Ruhi Bey Baba, sohbetinden haz duyulan ve neşeli bir Bektaşi şeyhidir. İzmir kültür hayatında etkili olan biriydi. 1828-1900 yılları arasında yaşadı. Medrese tahsilinden sonra çeşitli vilayetlerde kadılık görevinde bulundu. Siyasi bir sebeple İzmir'e sürüldü. Burada avukatlık yaptı. 1886'da İstanbul'a gidip Rumelihisarı'nda Nafi Baba'dan icazet aldı. İzmir'de Karataş mahallesinde bir Bektaşi tekkesi yaptırdı. Vefatına kadar burada irşad görevini sürdürdü. Daha önce Karadutlu Bektaşi tekkesinin mütevelliliğini de yapmıştı.
NÜKTEDAN BEKTAŞİ
Ruhi Beybaba nüktedan bir kimseydi. İzmir Karataş semtinde evini yaptırırken birisi kendisine takılır: "Canım efendim buraya bu kadar para sarf edeceğine hacca gitsene" der. Şu cevabı verir: "Hacerülesved'e yüz sürmemize parasızlık mani oluyor, ancak Karataş üzerinde bir mübarek ev yaptırabiliyoruz." Malum, o devirde hacca gitmek daha masraflı ve meşakkatli idi. (Hacerülesved, Kabe'deki kutsal siyah taş.)

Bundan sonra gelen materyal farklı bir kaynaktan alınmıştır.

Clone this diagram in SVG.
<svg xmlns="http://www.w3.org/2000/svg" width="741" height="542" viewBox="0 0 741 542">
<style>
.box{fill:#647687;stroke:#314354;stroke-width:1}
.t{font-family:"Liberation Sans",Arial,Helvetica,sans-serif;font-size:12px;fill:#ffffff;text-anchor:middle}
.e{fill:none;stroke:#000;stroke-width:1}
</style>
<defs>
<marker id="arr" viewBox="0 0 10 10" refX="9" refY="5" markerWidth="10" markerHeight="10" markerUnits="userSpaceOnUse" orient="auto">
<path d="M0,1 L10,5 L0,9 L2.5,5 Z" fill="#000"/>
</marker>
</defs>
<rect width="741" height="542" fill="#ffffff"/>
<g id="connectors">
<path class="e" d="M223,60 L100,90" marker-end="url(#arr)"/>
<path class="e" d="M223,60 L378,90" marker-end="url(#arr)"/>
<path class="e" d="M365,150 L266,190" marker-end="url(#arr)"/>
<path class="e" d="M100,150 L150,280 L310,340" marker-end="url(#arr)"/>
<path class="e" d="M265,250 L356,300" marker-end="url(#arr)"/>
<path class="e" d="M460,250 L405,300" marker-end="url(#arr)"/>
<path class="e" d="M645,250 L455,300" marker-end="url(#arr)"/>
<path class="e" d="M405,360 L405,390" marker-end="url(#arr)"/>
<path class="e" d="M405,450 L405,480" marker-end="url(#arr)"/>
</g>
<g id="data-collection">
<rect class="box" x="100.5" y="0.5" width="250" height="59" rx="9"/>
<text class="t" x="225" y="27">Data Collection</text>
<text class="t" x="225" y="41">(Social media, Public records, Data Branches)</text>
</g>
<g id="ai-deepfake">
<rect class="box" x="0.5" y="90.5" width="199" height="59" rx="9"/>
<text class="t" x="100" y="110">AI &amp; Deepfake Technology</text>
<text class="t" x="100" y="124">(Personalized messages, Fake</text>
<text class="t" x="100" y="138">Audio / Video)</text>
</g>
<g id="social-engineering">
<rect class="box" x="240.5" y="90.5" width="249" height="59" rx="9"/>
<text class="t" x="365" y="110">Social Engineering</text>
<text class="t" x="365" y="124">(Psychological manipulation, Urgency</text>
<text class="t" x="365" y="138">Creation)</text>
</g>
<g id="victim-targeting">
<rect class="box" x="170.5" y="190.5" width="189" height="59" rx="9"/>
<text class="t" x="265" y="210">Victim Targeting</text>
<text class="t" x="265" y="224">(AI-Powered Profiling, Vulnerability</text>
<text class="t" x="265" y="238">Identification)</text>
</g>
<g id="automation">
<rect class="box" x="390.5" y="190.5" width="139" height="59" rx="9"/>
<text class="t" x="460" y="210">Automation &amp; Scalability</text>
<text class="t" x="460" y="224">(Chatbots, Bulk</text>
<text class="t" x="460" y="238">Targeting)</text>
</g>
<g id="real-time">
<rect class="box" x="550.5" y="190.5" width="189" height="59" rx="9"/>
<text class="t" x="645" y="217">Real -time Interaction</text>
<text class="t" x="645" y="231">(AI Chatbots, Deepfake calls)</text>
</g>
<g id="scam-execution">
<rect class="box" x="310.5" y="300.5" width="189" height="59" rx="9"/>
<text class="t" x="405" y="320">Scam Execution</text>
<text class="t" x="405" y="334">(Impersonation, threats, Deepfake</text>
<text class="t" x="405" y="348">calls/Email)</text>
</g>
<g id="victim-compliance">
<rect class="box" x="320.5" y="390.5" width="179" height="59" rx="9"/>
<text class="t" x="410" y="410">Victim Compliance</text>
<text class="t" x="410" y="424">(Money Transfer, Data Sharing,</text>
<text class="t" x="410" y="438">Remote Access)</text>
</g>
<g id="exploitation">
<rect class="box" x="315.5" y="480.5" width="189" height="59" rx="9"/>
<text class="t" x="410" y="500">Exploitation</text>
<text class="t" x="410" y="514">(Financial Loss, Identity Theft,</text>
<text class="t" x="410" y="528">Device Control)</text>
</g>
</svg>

Bu sevilen zatın vefatıyla ilgili Şair Eşref'in mersiyesinden iki beyit şöyledir:
"Bende-i al-i aba yani bizim Ruhi Baba / Eyledi mülk-i fenadan bezm-i ukbaya sefer / Merd-i meydan-ı tarikattı, muhibb-i ehl-i beyt / Sohbeti ehl-i dile olmuş idi şehd ü şeker."
İzmir basınında ismi geçen başka Bektaşi ileri gelenlerinden birkaçı şunlardır: Ahmed Behçet Efendi (1859-1915), Haydar Baba (1859-1919), Ali Ulvi Baba (1864- 1919).
BEKTAŞİ SIRRI
İzmir'in tanınmış gazetecilerinden Zeynel Besim Sun (1892-1959) Bektaşi bir ailenin çocuğu olup ismini Şemsi Baba vermiştir. İzmirli bir yazar olan Bezmi Nusret Kaygusuz (1890-1961) Girit/Kandiye Kaygusuz Bektaşi tekkesine mensup bir ailedendir.

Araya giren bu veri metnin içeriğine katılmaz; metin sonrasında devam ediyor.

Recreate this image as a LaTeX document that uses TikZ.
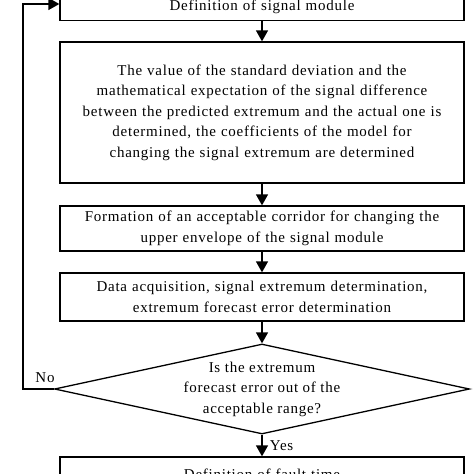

"Bir Roman Gibi" ismiyle kaleme aldığı anı kitabında konumuzla ilgili şunları görüyoruz: "Dayımın oğlu rahmetli Ahmet Şakir Efendi Bektaşilik'e sülukümü kolaylaştırdı. Esasen valide cihetinden bu tarikatle alakam vardı. Büyük annem Zülfüyar Hanım, Girit'teki Kaygusuz tekkesinin mütevelliyesi idi. Bir gece Ali Rıza Baba'dan nasip aldım. Bektaşi sırrını da öğrenmiş oldum."
YAKUP KADRİ'YE CEVAP
Yakup Kadri'nin Bektaşileri rencide eden Nur Baba romanı vardır. Bezmi Nusret, ona bir reddiye yazmıştır. Şöyle der: "İzmir ve çevresindeki Bektaşiler, bu eserden çok müteessir oldular. Cevap verilmesi için bana başvurdular. Epeyce nazlandım. Olmadı. Ali Rıza Baba, kasabadan gönderdiği etkili mektupla beni harekete getirdi. "Nur Baba Masalı" adlı bir risale yazdım. İhvandan biri bunu Ahenk matbaasında bastırdı. "Şark" gazetesinde koca bir övgü yazısı çıktı. Gazetenin sahibi Halil Zeki Bey de Bektaşi imiş. Birkaç gün içinde kitapçılarda bir nüsha bile kalmadı."
Bu ifadelerden anlaşıldığına göre o yıllarda İzmir ve çevresinde canlı bir entelektüel Bektaşi kamuoyu bulunmaktadır.
Bektaşilerin önceleri Edhemi tekkesi olarak anılan, Yusuf Dede tekkesi diye bir mekana sahip oldukları ve burasının Aydınoğlu Cüneyt Bey'in yapısı olduğu şeklinde bir bilgi vardır.